(Records with drawing code)

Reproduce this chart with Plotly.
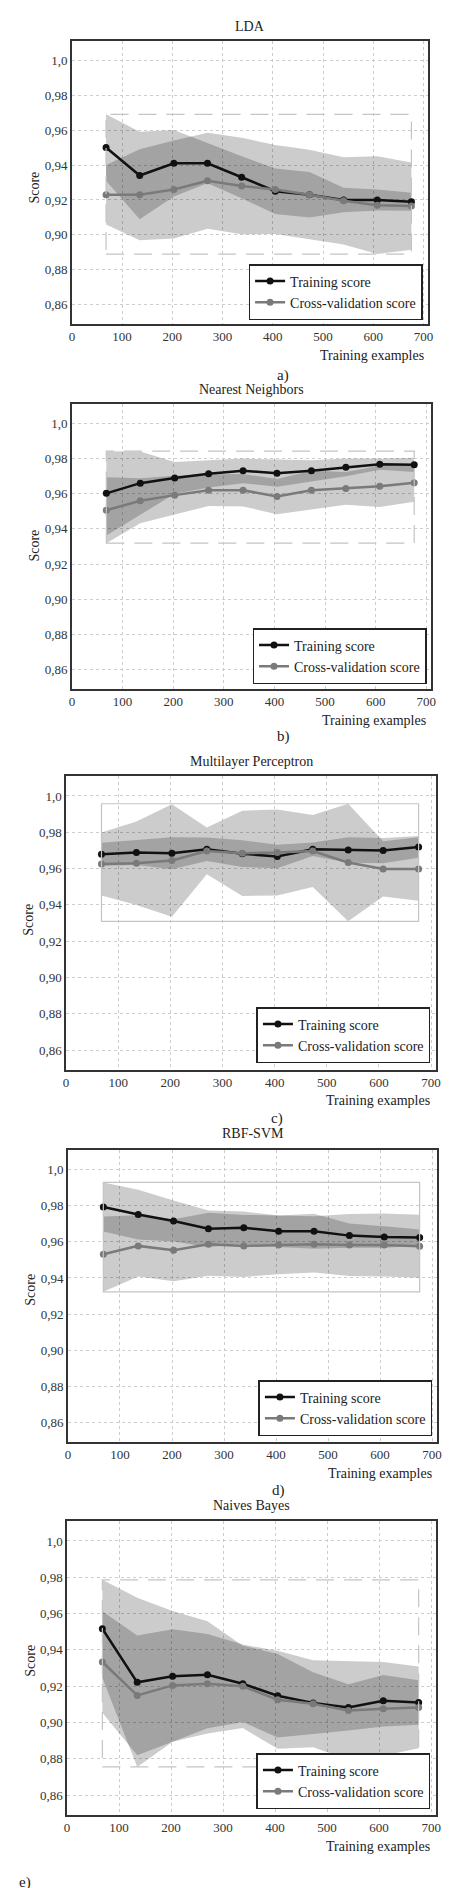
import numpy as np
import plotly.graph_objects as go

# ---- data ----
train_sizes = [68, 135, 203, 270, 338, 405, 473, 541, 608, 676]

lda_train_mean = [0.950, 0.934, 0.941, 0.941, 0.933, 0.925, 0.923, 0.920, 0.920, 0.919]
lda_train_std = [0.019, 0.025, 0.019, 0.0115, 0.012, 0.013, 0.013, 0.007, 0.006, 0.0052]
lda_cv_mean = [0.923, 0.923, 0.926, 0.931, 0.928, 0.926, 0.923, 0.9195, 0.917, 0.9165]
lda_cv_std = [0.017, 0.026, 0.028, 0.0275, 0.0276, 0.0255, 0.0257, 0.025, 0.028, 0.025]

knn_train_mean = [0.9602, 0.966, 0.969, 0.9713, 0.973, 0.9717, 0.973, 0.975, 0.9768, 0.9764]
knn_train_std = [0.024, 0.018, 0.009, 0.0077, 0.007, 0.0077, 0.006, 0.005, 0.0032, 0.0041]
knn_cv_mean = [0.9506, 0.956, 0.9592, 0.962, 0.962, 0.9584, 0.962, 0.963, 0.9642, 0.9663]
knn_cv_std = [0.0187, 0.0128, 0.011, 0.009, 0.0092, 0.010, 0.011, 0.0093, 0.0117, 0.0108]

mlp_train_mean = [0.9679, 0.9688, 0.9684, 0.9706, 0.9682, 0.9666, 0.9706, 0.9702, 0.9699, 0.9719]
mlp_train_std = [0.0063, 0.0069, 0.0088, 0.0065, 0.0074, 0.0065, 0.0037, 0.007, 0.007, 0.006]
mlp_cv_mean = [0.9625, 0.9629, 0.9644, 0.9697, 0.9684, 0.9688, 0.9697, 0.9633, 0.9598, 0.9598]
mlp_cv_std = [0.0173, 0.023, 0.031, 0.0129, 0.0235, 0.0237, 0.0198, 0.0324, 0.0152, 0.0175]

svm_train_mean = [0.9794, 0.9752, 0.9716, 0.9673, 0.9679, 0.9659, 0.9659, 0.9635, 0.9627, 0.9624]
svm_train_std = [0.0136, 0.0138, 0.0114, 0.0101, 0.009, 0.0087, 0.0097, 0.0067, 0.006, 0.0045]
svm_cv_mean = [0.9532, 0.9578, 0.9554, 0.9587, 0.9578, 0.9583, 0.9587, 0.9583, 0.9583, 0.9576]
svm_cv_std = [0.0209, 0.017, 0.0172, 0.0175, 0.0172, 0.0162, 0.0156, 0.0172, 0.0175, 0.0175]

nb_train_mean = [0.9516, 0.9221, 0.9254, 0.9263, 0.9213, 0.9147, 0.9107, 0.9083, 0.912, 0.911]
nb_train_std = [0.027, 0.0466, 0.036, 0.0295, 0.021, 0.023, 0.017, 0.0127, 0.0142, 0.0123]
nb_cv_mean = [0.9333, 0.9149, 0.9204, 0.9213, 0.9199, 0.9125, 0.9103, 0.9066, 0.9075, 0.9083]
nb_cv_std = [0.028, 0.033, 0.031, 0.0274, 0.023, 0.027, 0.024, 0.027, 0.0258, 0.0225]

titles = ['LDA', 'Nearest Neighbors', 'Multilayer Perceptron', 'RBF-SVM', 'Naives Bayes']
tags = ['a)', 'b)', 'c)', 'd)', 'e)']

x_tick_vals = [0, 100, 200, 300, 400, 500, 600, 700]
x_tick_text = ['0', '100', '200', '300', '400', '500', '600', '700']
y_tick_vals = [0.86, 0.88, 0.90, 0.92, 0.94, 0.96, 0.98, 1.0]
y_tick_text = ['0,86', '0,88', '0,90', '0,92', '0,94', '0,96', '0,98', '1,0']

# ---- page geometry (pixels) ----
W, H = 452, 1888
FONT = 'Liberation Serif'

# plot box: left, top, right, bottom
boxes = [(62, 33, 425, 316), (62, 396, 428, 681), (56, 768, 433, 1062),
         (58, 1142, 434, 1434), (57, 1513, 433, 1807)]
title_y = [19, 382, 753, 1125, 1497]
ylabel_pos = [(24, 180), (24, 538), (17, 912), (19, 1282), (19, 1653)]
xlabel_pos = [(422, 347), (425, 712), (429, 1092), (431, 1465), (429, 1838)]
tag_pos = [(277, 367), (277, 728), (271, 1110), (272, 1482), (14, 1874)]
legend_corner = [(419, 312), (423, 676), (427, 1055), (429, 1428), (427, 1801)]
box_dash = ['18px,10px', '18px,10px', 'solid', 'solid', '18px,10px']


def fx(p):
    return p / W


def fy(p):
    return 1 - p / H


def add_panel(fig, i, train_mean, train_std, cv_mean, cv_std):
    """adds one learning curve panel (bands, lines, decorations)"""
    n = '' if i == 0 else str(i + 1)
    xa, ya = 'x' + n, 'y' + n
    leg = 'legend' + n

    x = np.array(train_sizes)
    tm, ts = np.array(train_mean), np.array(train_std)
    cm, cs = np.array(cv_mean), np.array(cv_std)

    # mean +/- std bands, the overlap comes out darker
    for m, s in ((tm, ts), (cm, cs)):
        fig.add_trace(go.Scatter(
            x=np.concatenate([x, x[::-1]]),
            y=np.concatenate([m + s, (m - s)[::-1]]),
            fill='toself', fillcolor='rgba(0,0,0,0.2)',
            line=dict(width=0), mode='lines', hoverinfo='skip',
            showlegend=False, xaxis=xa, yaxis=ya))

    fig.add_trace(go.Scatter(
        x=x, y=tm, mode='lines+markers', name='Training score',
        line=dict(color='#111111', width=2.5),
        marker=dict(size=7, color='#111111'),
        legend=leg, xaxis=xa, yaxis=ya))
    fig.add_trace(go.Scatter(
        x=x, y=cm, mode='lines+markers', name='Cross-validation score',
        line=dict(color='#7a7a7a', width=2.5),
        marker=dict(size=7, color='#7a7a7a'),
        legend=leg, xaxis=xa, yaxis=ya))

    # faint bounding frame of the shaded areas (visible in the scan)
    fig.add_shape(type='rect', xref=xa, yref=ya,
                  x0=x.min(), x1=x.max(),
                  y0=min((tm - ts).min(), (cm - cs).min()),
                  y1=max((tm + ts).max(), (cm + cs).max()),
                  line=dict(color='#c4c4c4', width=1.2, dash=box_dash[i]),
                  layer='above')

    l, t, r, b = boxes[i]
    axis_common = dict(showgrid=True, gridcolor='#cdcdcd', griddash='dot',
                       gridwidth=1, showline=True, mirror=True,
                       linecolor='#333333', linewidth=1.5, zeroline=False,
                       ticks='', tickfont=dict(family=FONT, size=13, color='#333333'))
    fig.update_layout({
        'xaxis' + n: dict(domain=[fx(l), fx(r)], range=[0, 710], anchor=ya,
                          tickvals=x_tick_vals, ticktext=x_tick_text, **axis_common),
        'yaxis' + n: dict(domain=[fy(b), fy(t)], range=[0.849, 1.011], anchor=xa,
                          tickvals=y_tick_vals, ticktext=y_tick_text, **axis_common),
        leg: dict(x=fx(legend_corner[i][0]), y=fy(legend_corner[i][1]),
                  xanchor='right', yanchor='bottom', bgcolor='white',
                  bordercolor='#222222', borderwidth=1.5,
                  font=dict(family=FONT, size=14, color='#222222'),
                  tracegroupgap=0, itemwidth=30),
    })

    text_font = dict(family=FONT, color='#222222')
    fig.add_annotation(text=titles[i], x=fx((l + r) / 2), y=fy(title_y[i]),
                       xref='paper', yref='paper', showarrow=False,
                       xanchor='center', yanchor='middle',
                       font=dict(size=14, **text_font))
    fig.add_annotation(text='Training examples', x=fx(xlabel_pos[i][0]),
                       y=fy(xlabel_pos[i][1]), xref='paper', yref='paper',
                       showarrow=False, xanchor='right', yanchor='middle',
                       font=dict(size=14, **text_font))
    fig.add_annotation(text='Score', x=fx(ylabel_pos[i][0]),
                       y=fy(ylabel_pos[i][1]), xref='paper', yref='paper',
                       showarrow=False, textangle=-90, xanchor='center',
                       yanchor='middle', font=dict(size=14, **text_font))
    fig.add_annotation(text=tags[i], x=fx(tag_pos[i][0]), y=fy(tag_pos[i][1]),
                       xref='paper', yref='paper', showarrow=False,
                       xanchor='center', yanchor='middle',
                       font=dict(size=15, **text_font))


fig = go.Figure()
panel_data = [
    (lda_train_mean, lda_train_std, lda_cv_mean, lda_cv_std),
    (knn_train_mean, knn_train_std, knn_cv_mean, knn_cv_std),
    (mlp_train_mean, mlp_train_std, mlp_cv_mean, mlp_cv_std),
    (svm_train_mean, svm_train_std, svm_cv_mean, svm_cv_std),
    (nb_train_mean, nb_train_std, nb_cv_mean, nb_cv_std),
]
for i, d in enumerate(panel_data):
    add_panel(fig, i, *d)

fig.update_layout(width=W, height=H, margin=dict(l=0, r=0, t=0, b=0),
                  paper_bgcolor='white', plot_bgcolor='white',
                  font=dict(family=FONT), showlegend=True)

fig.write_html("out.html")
---
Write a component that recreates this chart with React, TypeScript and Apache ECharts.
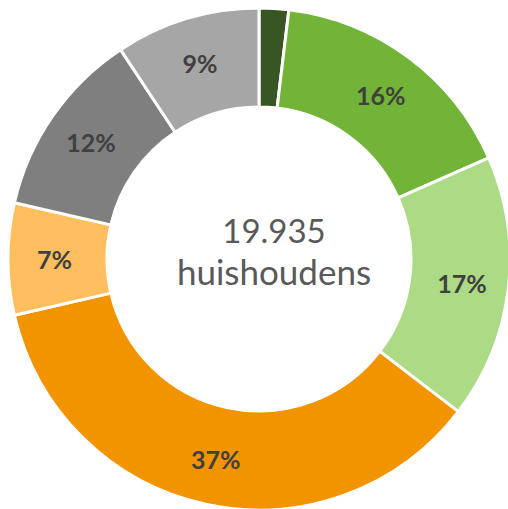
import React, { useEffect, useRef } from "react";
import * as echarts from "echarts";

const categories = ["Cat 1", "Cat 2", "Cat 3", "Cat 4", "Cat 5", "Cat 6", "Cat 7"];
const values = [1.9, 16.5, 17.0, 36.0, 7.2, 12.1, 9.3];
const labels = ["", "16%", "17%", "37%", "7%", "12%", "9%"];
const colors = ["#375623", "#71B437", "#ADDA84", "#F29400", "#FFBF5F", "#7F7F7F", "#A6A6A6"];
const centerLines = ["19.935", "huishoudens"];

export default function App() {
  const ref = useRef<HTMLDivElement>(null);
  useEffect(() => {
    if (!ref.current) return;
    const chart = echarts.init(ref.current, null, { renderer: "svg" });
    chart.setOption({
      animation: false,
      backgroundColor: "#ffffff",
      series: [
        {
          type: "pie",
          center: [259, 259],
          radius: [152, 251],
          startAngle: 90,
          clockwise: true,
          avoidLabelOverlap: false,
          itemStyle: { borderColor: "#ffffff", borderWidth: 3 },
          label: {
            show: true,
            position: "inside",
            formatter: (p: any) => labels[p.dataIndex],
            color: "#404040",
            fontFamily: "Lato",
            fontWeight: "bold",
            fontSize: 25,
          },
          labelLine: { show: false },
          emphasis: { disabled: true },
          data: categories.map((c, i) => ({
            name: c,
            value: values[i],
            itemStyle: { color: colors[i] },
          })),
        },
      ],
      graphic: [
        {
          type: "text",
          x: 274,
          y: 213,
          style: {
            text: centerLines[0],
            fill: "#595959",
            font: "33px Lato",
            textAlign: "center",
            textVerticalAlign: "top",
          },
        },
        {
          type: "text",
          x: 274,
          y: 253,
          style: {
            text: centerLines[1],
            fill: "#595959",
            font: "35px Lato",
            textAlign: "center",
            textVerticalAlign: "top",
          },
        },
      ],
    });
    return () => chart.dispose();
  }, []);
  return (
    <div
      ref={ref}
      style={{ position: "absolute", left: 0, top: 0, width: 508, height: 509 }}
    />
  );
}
* * *
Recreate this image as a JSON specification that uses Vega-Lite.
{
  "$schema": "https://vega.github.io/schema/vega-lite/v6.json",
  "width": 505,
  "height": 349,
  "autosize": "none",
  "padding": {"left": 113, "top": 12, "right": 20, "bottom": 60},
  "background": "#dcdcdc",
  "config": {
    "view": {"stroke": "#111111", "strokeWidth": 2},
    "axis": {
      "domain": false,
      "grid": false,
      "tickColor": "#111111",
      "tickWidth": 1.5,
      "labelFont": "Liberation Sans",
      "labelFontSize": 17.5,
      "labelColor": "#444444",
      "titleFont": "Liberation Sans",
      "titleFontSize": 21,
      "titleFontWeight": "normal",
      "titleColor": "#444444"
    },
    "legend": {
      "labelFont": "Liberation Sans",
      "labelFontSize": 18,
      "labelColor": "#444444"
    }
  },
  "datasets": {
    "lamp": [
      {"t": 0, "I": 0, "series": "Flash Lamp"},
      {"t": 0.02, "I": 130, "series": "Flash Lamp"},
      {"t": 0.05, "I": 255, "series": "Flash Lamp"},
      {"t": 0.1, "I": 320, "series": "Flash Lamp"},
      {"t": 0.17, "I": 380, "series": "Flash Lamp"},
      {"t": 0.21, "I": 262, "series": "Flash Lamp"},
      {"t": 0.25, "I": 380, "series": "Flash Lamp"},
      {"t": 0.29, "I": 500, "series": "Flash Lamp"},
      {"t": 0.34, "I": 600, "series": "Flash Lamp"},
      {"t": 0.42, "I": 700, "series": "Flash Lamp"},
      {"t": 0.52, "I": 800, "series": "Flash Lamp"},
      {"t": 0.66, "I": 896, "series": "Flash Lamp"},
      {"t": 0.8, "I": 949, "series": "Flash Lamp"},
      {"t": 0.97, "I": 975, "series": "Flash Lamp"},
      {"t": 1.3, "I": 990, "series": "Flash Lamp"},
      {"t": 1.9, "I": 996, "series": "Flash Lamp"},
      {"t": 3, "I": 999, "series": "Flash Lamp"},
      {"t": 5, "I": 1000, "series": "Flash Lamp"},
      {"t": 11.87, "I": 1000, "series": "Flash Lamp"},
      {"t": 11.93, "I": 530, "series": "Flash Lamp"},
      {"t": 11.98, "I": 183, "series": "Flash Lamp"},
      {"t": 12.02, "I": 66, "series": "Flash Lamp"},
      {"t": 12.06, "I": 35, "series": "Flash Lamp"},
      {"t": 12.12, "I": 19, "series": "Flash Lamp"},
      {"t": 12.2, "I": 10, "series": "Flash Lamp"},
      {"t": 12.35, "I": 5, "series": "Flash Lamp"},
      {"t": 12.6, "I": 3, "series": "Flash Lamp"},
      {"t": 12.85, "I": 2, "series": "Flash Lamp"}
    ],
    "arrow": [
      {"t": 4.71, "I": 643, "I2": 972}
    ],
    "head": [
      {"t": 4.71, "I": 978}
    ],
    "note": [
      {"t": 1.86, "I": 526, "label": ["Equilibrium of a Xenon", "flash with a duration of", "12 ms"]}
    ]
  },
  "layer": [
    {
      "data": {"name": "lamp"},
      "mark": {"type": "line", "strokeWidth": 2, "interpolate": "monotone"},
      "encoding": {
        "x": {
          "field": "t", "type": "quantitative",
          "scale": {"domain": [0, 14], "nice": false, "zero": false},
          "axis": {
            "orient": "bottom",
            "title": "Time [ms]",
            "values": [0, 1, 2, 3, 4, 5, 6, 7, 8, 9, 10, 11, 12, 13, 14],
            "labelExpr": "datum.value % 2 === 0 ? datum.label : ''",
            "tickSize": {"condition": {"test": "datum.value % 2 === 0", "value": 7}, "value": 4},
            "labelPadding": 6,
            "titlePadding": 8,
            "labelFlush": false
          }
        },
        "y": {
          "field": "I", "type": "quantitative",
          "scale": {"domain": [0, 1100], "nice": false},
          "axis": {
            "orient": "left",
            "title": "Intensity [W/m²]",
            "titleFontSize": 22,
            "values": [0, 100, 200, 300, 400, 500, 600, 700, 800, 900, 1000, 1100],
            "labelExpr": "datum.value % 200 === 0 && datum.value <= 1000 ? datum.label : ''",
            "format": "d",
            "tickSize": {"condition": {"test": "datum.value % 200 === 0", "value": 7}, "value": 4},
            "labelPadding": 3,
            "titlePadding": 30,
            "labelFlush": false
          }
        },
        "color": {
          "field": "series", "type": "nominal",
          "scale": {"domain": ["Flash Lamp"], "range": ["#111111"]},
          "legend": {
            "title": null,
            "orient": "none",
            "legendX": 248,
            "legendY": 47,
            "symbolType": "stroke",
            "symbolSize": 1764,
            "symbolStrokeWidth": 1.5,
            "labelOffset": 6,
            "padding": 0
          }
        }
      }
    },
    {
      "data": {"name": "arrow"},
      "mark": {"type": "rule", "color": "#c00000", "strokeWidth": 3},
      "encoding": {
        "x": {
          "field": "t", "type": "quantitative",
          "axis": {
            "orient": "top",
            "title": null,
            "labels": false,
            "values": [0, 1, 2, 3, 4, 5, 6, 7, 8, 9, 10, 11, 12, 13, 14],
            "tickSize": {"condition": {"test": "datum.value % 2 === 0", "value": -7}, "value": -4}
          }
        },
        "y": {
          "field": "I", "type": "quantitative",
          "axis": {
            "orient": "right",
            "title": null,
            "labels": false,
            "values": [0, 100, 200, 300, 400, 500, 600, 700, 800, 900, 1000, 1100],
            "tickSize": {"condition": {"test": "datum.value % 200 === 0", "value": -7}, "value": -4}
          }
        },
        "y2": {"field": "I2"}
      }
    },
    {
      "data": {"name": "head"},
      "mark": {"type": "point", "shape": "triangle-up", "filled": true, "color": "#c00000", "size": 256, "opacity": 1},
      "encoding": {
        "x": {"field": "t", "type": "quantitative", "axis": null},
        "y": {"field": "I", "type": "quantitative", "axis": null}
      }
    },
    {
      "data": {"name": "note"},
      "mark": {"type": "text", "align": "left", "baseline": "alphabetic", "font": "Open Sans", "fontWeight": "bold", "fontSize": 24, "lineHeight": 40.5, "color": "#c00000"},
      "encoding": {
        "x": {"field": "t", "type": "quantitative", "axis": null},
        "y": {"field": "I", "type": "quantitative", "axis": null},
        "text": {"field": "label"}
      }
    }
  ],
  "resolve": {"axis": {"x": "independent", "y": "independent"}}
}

■ DIRECTIVE
Restate word for word the part that opens with the line containing "Reproduce this chart with Plotly." and closes with the line containing "541, 608, 676]", both ends included, and nothing else. Omit any images.

■ RESPONSE FOR THIS EXERCISE
Reproduce this chart with Plotly.
import numpy as np
import plotly.graph_objects as go

# ---- data ----
train_sizes = [68, 135, 203, 270, 338, 405, 473, 541, 608, 676]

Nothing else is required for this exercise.